Deep Dive: How the Court Reached Its Decision
Procedural Background
In M-Tek Kiosk, Inc. v. Clayton, M-Tek Kiosk, Inc. (MTEK) filed a lawsuit against Ryan Clayton and John W. Gosnell, following discussions and agreements with Luxury Tec, LLC, regarding unpaid debts totaling over $376,887.92. Initially filed in the Western District of North Carolina, the case saw Gosnell file a motion to dismiss the original complaint, which led to MTEK filing an Amended Complaint. Gosnell subsequently moved to dismiss the Amended Complaint, after which the Magistrate Judge recommended allowing a Second Amended Complaint, citing inconsistencies that complicated evaluation. The court adopted this recommendation, and MTEK submitted a Second Amended Complaint. Gosnell again moved to dismiss the new complaint on several grounds, arguing it was a shotgun pleading, lacked subject matter jurisdiction, and failed to state a claim against him. The court granted MTEK's motion to change venue, transferring the case to the Middle District of North Carolina, where the substantive motion to dismiss was considered.
Standing Issues
The court analyzed whether MTEK had standing to assert its claims against Gosnell, focusing on the nature of the claims and their relationship to the bankruptcy estate of Mirrenium, the entity involved in the transactions. It determined that MTEK's claims for piercing the corporate veil, fraudulent transfer, breach of fiduciary duty, and constructive fraud belonged to Mirrenium's bankruptcy estate, as they were considered property of the estate. The court emphasized that only the bankruptcy trustee had standing to pursue these claims unless they had been formally abandoned. Since the trustee had not abandoned the claims and MTEK was not a creditor of Mirrenium, the court concluded that MTEK lacked the standing to bring those claims against Gosnell.

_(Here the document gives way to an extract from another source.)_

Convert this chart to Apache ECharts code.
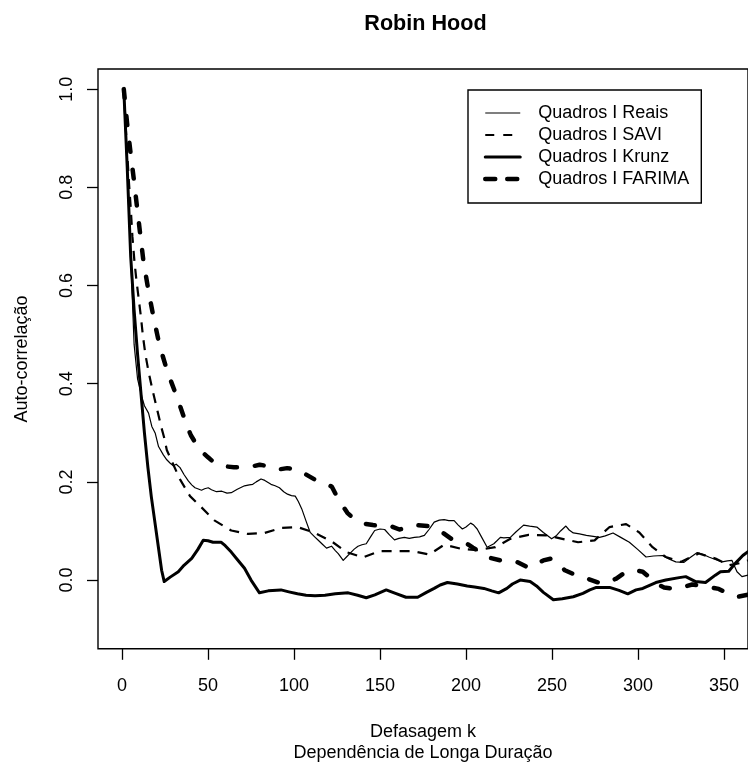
<!DOCTYPE html>
<html>
<head>
<meta charset="utf-8">
<script src="https://cdn.jsdelivr.net/npm/echarts@6/dist/echarts.min.js"></script>
<style>
  html, body { margin: 0; padding: 0; background: #fff; }
  #chart { width: 748px; height: 769px; }
</style>
</head>
<body>
<div id="chart"></div>
<script>
// Autocorrelation by lag for the Robin Hood frame series
const lagsReais = [1, 3, 5, 7, 9, 11.5, 13, 15.4, 17.3, 19.3, 21.2, 24, 26, 28, 29.8, 31.5, 33.7, 36, 38.5, 40.5, 42.4, 44, 46.2, 48, 50.1, 52, 54.9, 58, 61, 63.5, 67, 71.2, 74, 76, 78, 80.8, 83, 86.6, 89, 91.5, 94, 96.2, 98.5, 100.7, 102.5, 104.5, 107, 109.4, 112, 114.1, 116.5, 118.9, 121.8, 124, 125.7, 128.6, 130.5, 132.4, 135, 137.2, 139.5, 142, 144.5, 146.9, 150, 152.7, 155.5, 158.4, 161, 164.2, 167, 170, 173, 175.8, 178.5, 181.5, 184.5, 187.3, 190, 193.1, 195.5, 197.9, 200, 202.7, 204.5, 206.5, 209, 212.3, 214, 216.2, 218, 220, 222, 225.8, 229, 233.5, 237, 241.2, 245, 249.8, 252.7, 255, 258.1, 260, 262.4, 266, 270, 274, 277.7, 281, 285.5, 290, 295, 300, 304.7, 309, 314.3, 318, 322, 326.8, 330, 334.5, 338, 341.2, 345, 349, 352, 354.7, 357.6, 360.5, 364];
const acfReais = [1.0, 0.83, 0.66, 0.48, 0.41, 0.373, 0.355, 0.34, 0.313, 0.299, 0.272, 0.255, 0.245, 0.238, 0.233, 0.236, 0.229, 0.215, 0.202, 0.194, 0.188, 0.186, 0.183, 0.186, 0.188, 0.184, 0.18, 0.181, 0.177, 0.178, 0.185, 0.192, 0.194, 0.195, 0.2, 0.206, 0.203, 0.195, 0.192, 0.188, 0.18, 0.175, 0.172, 0.171, 0.16, 0.145, 0.12, 0.097, 0.088, 0.081, 0.073, 0.065, 0.069, 0.06, 0.054, 0.04, 0.047, 0.054, 0.063, 0.069, 0.072, 0.074, 0.088, 0.101, 0.104, 0.103, 0.092, 0.082, 0.085, 0.087, 0.085, 0.087, 0.088, 0.091, 0.103, 0.118, 0.122, 0.123, 0.121, 0.121, 0.112, 0.104, 0.108, 0.116, 0.112, 0.104, 0.088, 0.067, 0.07, 0.074, 0.08, 0.087, 0.086, 0.087, 0.098, 0.112, 0.11, 0.108, 0.097, 0.084, 0.091, 0.1, 0.11, 0.102, 0.096, 0.094, 0.091, 0.089, 0.087, 0.09, 0.096, 0.087, 0.077, 0.062, 0.047, 0.049, 0.05, 0.043, 0.037, 0.036, 0.045, 0.056, 0.052, 0.047, 0.042, 0.037, 0.039, 0.04, 0.017, 0.007, 0.01];

const lagsSavi = [1, 2, 3, 4, 5, 6, 7.2, 8.3, 9.6, 11, 12.1, 13.5, 15.4, 17.7, 20.2, 22.7, 24.5, 26, 28.9, 33.7, 39.5, 46.2, 53.9, 63.5, 73.2, 82.8, 92.4, 102, 112.2, 121.8, 130.5, 140.1, 149.8, 158.4, 169, 178.6, 187.3, 196.9, 206.5, 217.1, 225.8, 236.4, 247, 256, 265.2, 274.8, 283.5, 293.1, 300.8, 308.5, 316.2, 324.9, 335.4, 345.1, 352.8, 360, 364];
const acfSavi = [1.0, 0.93, 0.87, 0.81, 0.76, 0.7, 0.649, 0.612, 0.575, 0.535, 0.498, 0.461, 0.424, 0.387, 0.35, 0.313, 0.29, 0.265, 0.242, 0.205, 0.171, 0.148, 0.121, 0.101, 0.094, 0.096, 0.106, 0.108, 0.096, 0.079, 0.057, 0.046, 0.059, 0.059, 0.059, 0.052, 0.072, 0.064, 0.061, 0.067, 0.084, 0.092, 0.091, 0.084, 0.077, 0.081, 0.108, 0.114, 0.097, 0.067, 0.047, 0.037, 0.054, 0.044, 0.03, 0.035, 0.04];

const lagsKrunz = [1, 3, 5, 7, 9, 11, 13, 15, 17, 19, 21, 23, 24.5, 28, 32.7, 36, 40.5, 44, 47.2, 50, 52.9, 57.7, 60, 63.5, 67, 71.2, 75, 79.9, 85, 92.4, 97, 102, 107, 112.2, 118, 124, 131.5, 137, 142, 147, 153.6, 159, 165.1, 171.9, 177, 181.5, 185, 189.2, 195, 200.7, 205, 210.4, 215, 219, 223.8, 227, 231.5, 237.3, 241, 245, 250.8, 256, 262.4, 268, 272, 275.8, 283.5, 289, 294.1, 298.9, 302.8, 310.4, 316.2, 324, 327.8, 333.5, 339.3, 345, 348, 352.8, 356.6, 361, 364];
const acfKrunz = [1.0, 0.84, 0.66, 0.55, 0.46, 0.38, 0.3, 0.23, 0.17, 0.12, 0.07, 0.02, -0.003, 0.006, 0.017, 0.03, 0.044, 0.062, 0.081, 0.08, 0.077, 0.077, 0.07, 0.057, 0.042, 0.024, 0.0, -0.026, -0.022, -0.02, -0.024, -0.028, -0.031, -0.032, -0.031, -0.028, -0.026, -0.031, -0.036, -0.03, -0.02, -0.027, -0.035, -0.035, -0.025, -0.017, -0.01, -0.005, -0.008, -0.012, -0.014, -0.017, -0.022, -0.026, -0.017, -0.008, 0.0, -0.003, -0.012, -0.025, -0.04, -0.038, -0.034, -0.027, -0.02, -0.015, -0.015, -0.021, -0.028, -0.02, -0.017, -0.005, 0.0, 0.005, 0.007, -0.003, -0.005, 0.01, 0.017, 0.018, 0.034, 0.05, 0.058];

const lagsFarima = [1, 2.9, 4.8, 6.8, 8.7, 10.6, 12.3, 15.4, 18.3, 21.8, 26.4, 32.2, 37.5, 40, 44.3, 46.2, 50, 54, 58.7, 65, 70, 75.1, 80, 85, 90.5, 96, 102.7, 107, 112, 118, 122, 125, 127.6, 131, 135, 139.1, 145.9, 150, 155.5, 161.3, 166, 170.9, 177.7, 183, 186.3, 191.5, 196, 200.7, 204, 208.4, 214.2, 220, 225, 229.6, 236.4, 240.5, 245, 249.8, 253.5, 257.5, 263.3, 268, 272.9, 278.7, 283, 287.4, 293.1, 298, 302.8, 307.6, 311, 315.2, 322, 326.5, 331.6, 337.4, 342, 347, 353.7, 358, 364];
const acfFarima = [1.0, 0.931, 0.874, 0.817, 0.76, 0.703, 0.653, 0.588, 0.535, 0.478, 0.424, 0.37, 0.316, 0.295, 0.27, 0.262, 0.25, 0.238, 0.232, 0.23, 0.23, 0.231, 0.235, 0.232, 0.225, 0.228, 0.225, 0.215, 0.205, 0.198, 0.19, 0.17, 0.155, 0.137, 0.124, 0.116, 0.112, 0.11, 0.111, 0.103, 0.107, 0.112, 0.11, 0.104, 0.097, 0.084, 0.078, 0.074, 0.066, 0.057, 0.045, 0.04, 0.04, 0.037, 0.025, 0.032, 0.04, 0.044, 0.033, 0.02, 0.011, 0.006, 0.0, -0.007, -0.004, 0.003, 0.017, 0.02, 0.017, 0.003, -0.008, -0.015, -0.018, -0.014, -0.009, -0.012, -0.015, -0.018, -0.03, -0.034, -0.03];

const seriesNames = ['Quadros I Reais', 'Quadros I SAVI', 'Quadros I Krunz', 'Quadros I FARIMA'];
const xTicks = [0, 50, 100, 150, 200, 250, 300, 350];
const yTicks = [0.0, 0.2, 0.4, 0.6, 0.8, 1.0];

const FONT = '"Liberation Sans", Arial, Helvetica, sans-serif';

// stroke of each series, shared by the plotted line and its legend key
const lineStyles = [
  { color: '#000', width: 1.2, type: 'solid', cap: 'butt', join: 'round' },
  { color: '#000', width: 2.2, type: [10, 8], cap: 'butt', join: 'round' },
  { color: '#000', width: 3, type: 'solid', cap: 'round', join: 'round' },
  { color: '#000', width: 4.5, type: [9, 18], cap: 'round', join: 'round' }
];
const legendLineStyles = [
  { color: '#000', width: 1.2, type: 'solid' },
  { color: '#000', width: 2.2, type: [9, 9] },
  { color: '#000', width: 3, type: 'solid' },
  { color: '#000', width: 4.5, type: [10, 12] }
];

function pairs(xs, ys) { return xs.map((x, i) => [x, ys[i]]); }

const chart = echarts.init(document.getElementById('chart'), null, { renderer: 'canvas' });

const GRID = { left: 98, top: 69, width: 655, height: 585.3 };
const seriesData = [
  pairs(lagsReais, acfReais),
  pairs(lagsSavi, acfSavi),
  pairs(lagsKrunz, acfKrunz),
  pairs(lagsFarima, acfFarima)
];

chart.setOption({
  animation: false,
  backgroundColor: '#fff',
  graphic: [{
    type: 'text',
    x: GRID.left + GRID.width / 2,
    y: 24,
    style: {
      text: 'Robin Hood',
      font: 'bold 21.6px ' + FONT,
      fill: '#000',
      textAlign: 'center',
      textVerticalAlign: 'middle'
    }
  }],
  grid: {
    left: GRID.left, top: GRID.top, width: GRID.width, height: GRID.height,
    show: true, borderColor: '#000', borderWidth: 1.4, backgroundColor: 'transparent'
  },
  legend: {
    orient: 'vertical',
    left: 468, top: 90,
    padding: [12, 12, 13, 15],
    itemWidth: 35, itemHeight: 14, itemGap: 0,
    borderColor: '#000', borderWidth: 1.4, borderRadius: 0,
    selectedMode: false,
    // line-only keys: the marker drawn by default on line-series keys is made invisible
    itemStyle: { color: 'transparent', borderColor: 'transparent', borderWidth: 0, opacity: 0 },
    textStyle: { fontSize: 18, fontFamily: FONT, color: '#000', lineHeight: 22, padding: [0, 0, 0, 13] },
    data: seriesNames.map((name, i) => ({ name: name, lineStyle: legendLineStyles[i] }))
  },
  xAxis: {
    type: 'value',
    min: -14, max: 364,
    name: 'Defasagem k\nDependência de Longa Duração',
    nameLocation: 'middle',
    nameGap: 72,
    nameTextStyle: { fontSize: 18, fontFamily: FONT, color: '#000', lineHeight: 21.6 },
    axisLine: { show: false, onZero: false },
    splitLine: { show: false },
    axisTick: { show: true, inside: false, length: 11, customValues: xTicks, lineStyle: { color: '#000', width: 1.3 } },
    axisLabel: { customValues: xTicks, fontSize: 18, fontFamily: FONT, color: '#000', margin: 28 }
  },
  yAxis: {
    type: 'value',
    min: -0.14, max: 1.041,
    name: 'Auto-correlação',
    nameLocation: 'middle',
    nameRotate: 90,
    nameGap: 67,
    nameTextStyle: { fontSize: 18, fontFamily: FONT, color: '#000' },
    axisLine: { show: false, onZero: false },
    splitLine: { show: false },
    axisTick: { show: true, inside: false, length: 11, customValues: yTicks, lineStyle: { color: '#000', width: 1.3 } },
    axisLabel: {
      customValues: yTicks, rotate: 90, fontSize: 18, fontFamily: FONT, color: '#000', margin: 22,
      formatter: v => v.toFixed(1)
    }
  },
  series: seriesNames.map((name, i) => ({
    name: name,
    type: 'line',
    symbol: 'none',
    data: seriesData[i],
    lineStyle: lineStyles[i],
    itemStyle: { color: '#000' },
    z: 4 - i
  }))
});
</script>
</body>
</html>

Choice of Law and Applicable Laws
The court applied North Carolina's choice of law rules, which dictate that the law of the state of incorporation governs disputes involving corporate entities. In this case, Mirrenium was incorporated in Delaware, and thus Delaware law governed the analysis of certain claims. The court recognized that under Delaware law, individual creditors of an insolvent corporation, such as MTEK, do not have the right to assert direct claims for breach of fiduciary duty against directors or members of an LLC. Therefore, the court found that MTEK could not assert claims for piercing the corporate veil or for breach of fiduciary duty against Gosnell because those claims would belong to the bankruptcy estate.
Failure to State a Claim
The court further examined the remaining claims MTEK asserted against Gosnell, including fraud, constructive fraud, unfair and deceptive trade practices, civil conspiracy, negligent misrepresentation, and punitive damages. It determined that MTEK failed to plead sufficient facts to support claims of fraud and negligent misrepresentation, as the allegations did not clearly establish that Gosnell's actions constituted the necessary elements of those claims. Specific claims were found lacking in factual support, including the failure to show that Gosnell had knowledge of falsity or that MTEK suffered harm as a result of his representations. Consequently, the court concluded that MTEK's claims for unfair and deceptive trade practices, civil conspiracy, and punitive damages also did not meet the required legal standards.
Conclusion
Ultimately, the U.S. District Court for the Middle District of North Carolina granted Gosnell's motion to dismiss MTEK's Second Amended Complaint. The court's reasoning centered on MTEK's lack of standing to assert several claims that belonged to the bankruptcy estate and the failure to sufficiently state claims against Gosnell. The decision underscored the importance of distinguishing between claims that belong to the bankruptcy estate and those that can be pursued by creditors, as well as the necessity of adequately pleading claims to survive a motion to dismiss. As a result, the court's ruling emphasized the procedural and substantive requirements for successfully asserting claims in bankruptcy-related litigation.